== Exercise requirements ==
Copy the lines below as they are; omit the images they contain.

== Stored data ==
□ □ □ □ □ □ □

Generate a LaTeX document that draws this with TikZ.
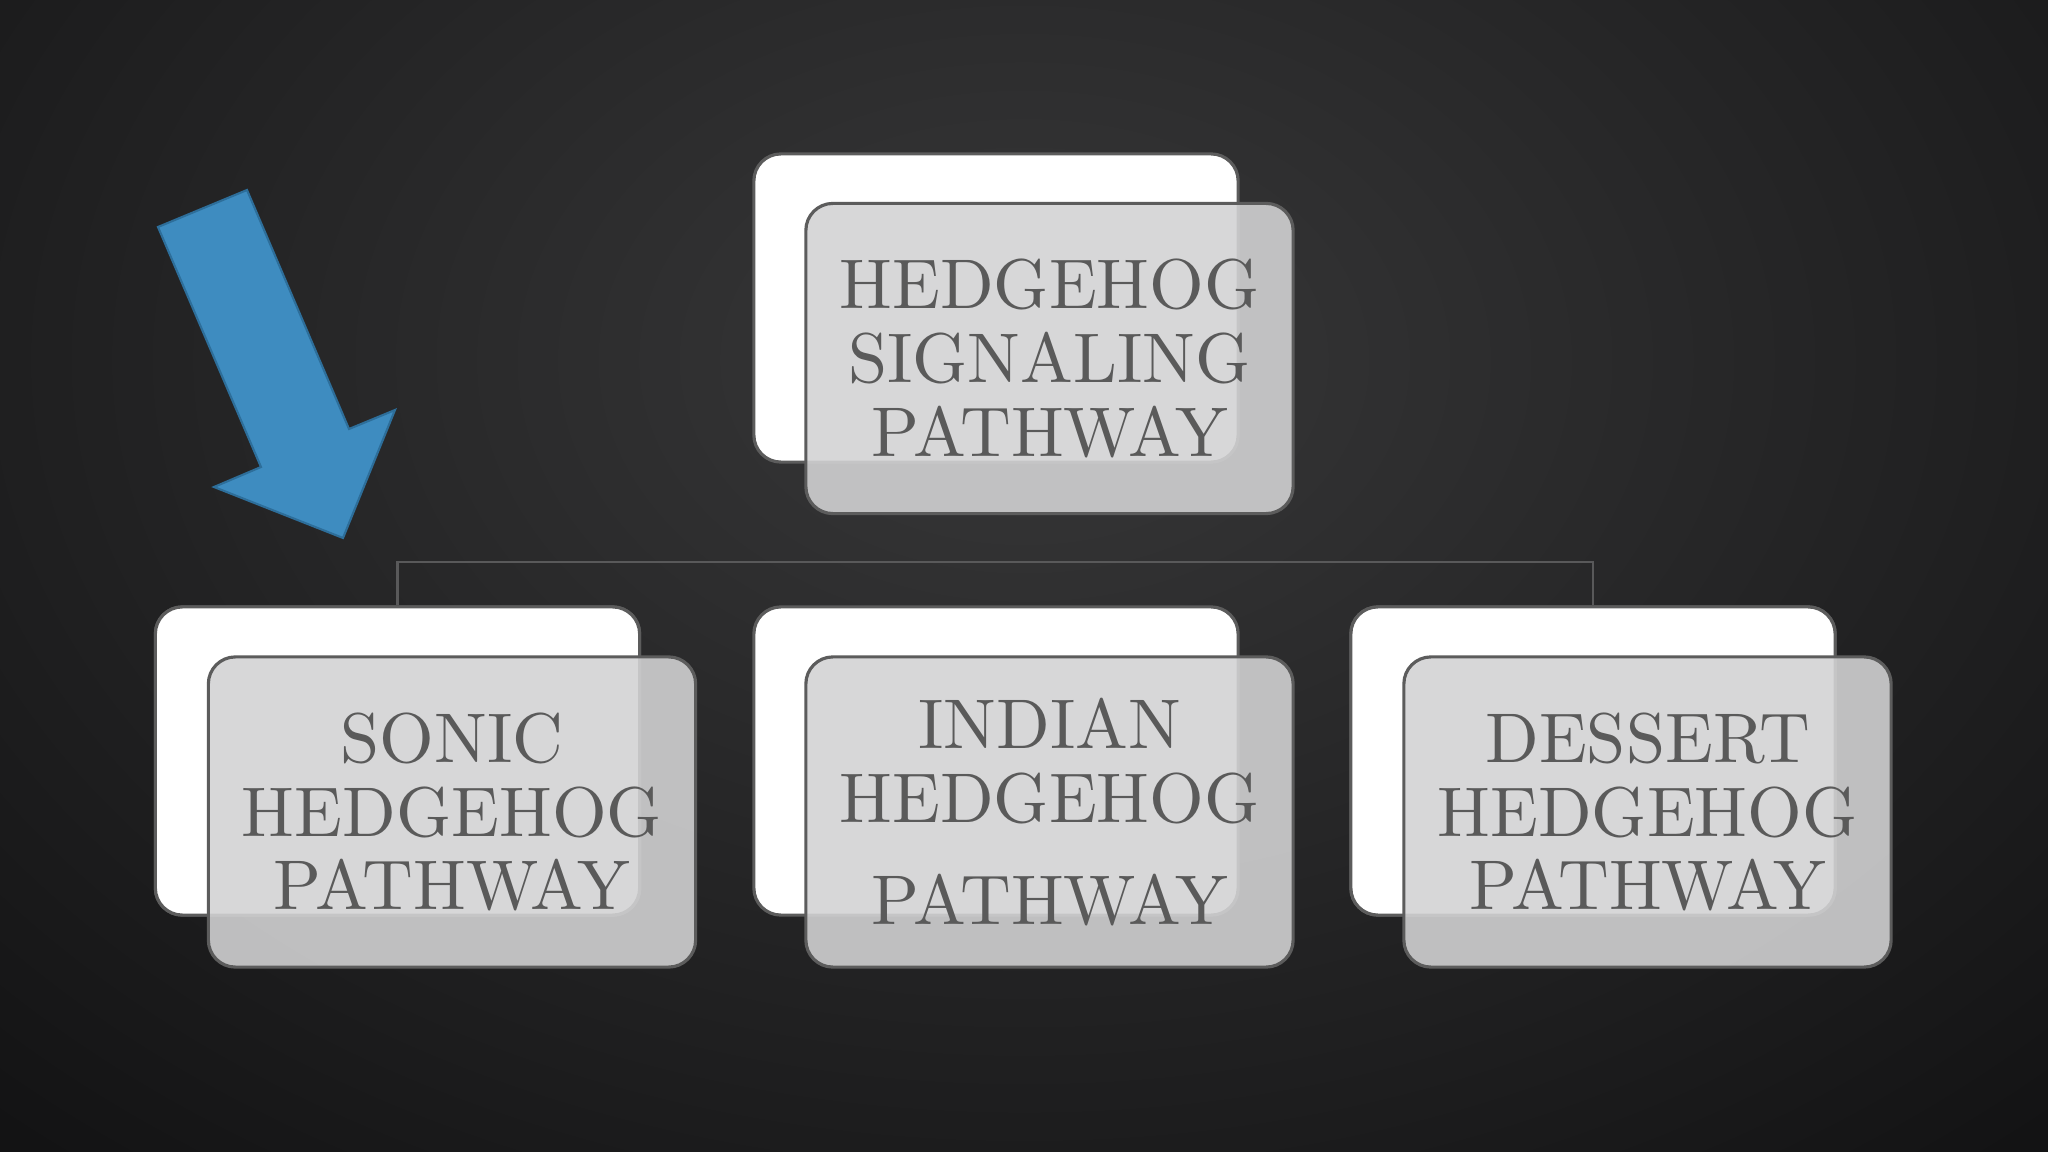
\documentclass[tikz,border=0pt]{standalone}
\usepackage{tikz}
\usepackage{fontspec}
\newfontfamily\lmten{lmroman10-regular.otf}
\definecolor{bgdark}{HTML}{131314}
\definecolor{bgmid}{HTML}{383839}
\definecolor{boxline}{HTML}{5C5C5C}
\definecolor{frontfill}{HTML}{D3D3D4}
\definecolor{txt}{HTML}{5A5A5A}
\definecolor{connc}{HTML}{59595A}
\definecolor{arrowfill}{HTML}{3E8CC0}
\definecolor{arrowline}{HTML}{2D6E9A}
\tikzset{
  backbox/.style={draw=boxline, line width=0.9pt, fill=white, rounded corners=0.27cm,
    minimum width=4.84cm, minimum height=3.08cm, inner sep=0pt},
  frontbox/.style={draw=boxline, line width=0.9pt, fill=frontfill, fill opacity=0.89,
    text opacity=1, draw opacity=1, rounded corners=0.27cm,
    minimum width=4.87cm, minimum height=3.10cm, inner sep=0pt,
    text=txt, align=center, font=\lmten\fontsize{20}{21}\selectfont},
  conn/.style={draw=connc, line width=0.6pt}
}
\begin{document}
\begin{tikzpicture}[x=0.01cm, y=-0.01cm]
\useasboundingbox (0,0) rectangle (2048,1152);
\fill[bgdark] (0,0) rectangle (2048,1152);
\shade[inner color=bgmid, outer color=bgdark] (1024,360) ellipse (1500 and 1050);
% back boxes
\coordinate (bus) at (0,562);
\node[backbox] (topb) at (996,308) {};
\node[backbox] (lb) at (397.5,761) {};
\node[backbox] (mb) at (996,761) {};
\node[backbox] (rb) at (1593,761) {};
% connectors
\draw[conn] (lb.north) |- (rb.north |- bus) -- (rb.north);
% redraw back boxes above connectors
\node[backbox] at (lb) {};
\node[backbox] at (rb) {};
% front boxes with text
\node[frontbox] (topf) at (1049.5,358.5) {HEDGEHOG\\SIGNALING\\PATHWAY};
\node[frontbox] (lf) at (452,812) {SONIC\\HEDGEHOG\\PATHWAY};
\node[frontbox] (mf) at (1049.5,812) {INDIAN\\HEDGEHOG\\[8pt]PATHWAY};
\node[frontbox] (rf) at (1647.5,812) {DESSERT\\HEDGEHOG\\PATHWAY};
% blue arrow
\filldraw[fill=arrowfill, draw=arrowline, line width=0.6pt, line join=miter]
  (158,227) -- (247,190) -- (349,429) -- (395,410) -- (343,538) -- (214,487) -- (261,467) -- cycle;
\end{tikzpicture}
\end{document}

□ □ □ □ □ □ □

== Finished answer ==
Generate a LaTeX document that draws this with TikZ.
\documentclass[tikz,border=0pt]{standalone}
\usepackage{tikz}
\usepackage{fontspec}
\newfontfamily\lmten{lmroman10-regular.otf}
\definecolor{bgdark}{HTML}{131314}
\definecolor{bgmid}{HTML}{383839}
\definecolor{boxline}{HTML}{5C5C5C}
\definecolor{frontfill}{HTML}{D3D3D4}
\definecolor{txt}{HTML}{5A5A5A}
\definecolor{connc}{HTML}{59595A}
\definecolor{arrowfill}{HTML}{3E8CC0}
\definecolor{arrowline}{HTML}{2D6E9A}
\tikzset{
  backbox/.style={draw=boxline, line width=0.9pt, fill=white, rounded corners=0.27cm,
    minimum width=4.84cm, minimum height=3.08cm, inner sep=0pt},
  frontbox/.style={draw=boxline, line width=0.9pt, fill=frontfill, fill opacity=0.89,
    text opacity=1, draw opacity=1, rounded corners=0.27cm,
    minimum width=4.87cm, minimum height=3.10cm, inner sep=0pt,
    text=txt, align=center, font=\lmten\fontsize{20}{21}\selectfont},
  conn/.style={draw=connc, line width=0.6pt}
}
\begin{document}
\begin{tikzpicture}[x=0.01cm, y=-0.01cm]
\useasboundingbox (0,0) rectangle (2048,1152);
\fill[bgdark] (0,0) rectangle (2048,1152);
\shade[inner color=bgmid, outer color=bgdark] (1024,360) ellipse (1500 and 1050);
% back boxes
\coordinate (bus) at (0,562);
\node[backbox] (topb) at (996,308) {};
\node[backbox] (lb) at (397.5,761) {};
\node[backbox] (mb) at (996,761) {};
\node[backbox] (rb) at (1593,761) {};
% connectors
\draw[conn] (lb.north) |- (rb.north |- bus) -- (rb.north);
% redraw back boxes above connectors
\node[backbox] at (lb) {};
\node[backbox] at (rb) {};
% front boxes with text
\node[frontbox] (topf) at (1049.5,358.5) {HEDGEHOG\\SIGNALING\\PATHWAY};
\node[frontbox] (lf) at (452,812) {SONIC\\HEDGEHOG\\PATHWAY};
\node[frontbox] (mf) at (1049.5,812) {INDIAN\\HEDGEHOG\\[8pt]PATHWAY};
\node[frontbox] (rf) at (1647.5,812) {DESSERT\\HEDGEHOG\\PATHWAY};
% blue arrow
\filldraw[fill=arrowfill, draw=arrowline, line width=0.6pt, line join=miter]
  (158,227) -- (247,190) -- (349,429) -- (395,410) -- (343,538) -- (214,487) -- (261,467) -- cycle;
\end{tikzpicture}
\end{document}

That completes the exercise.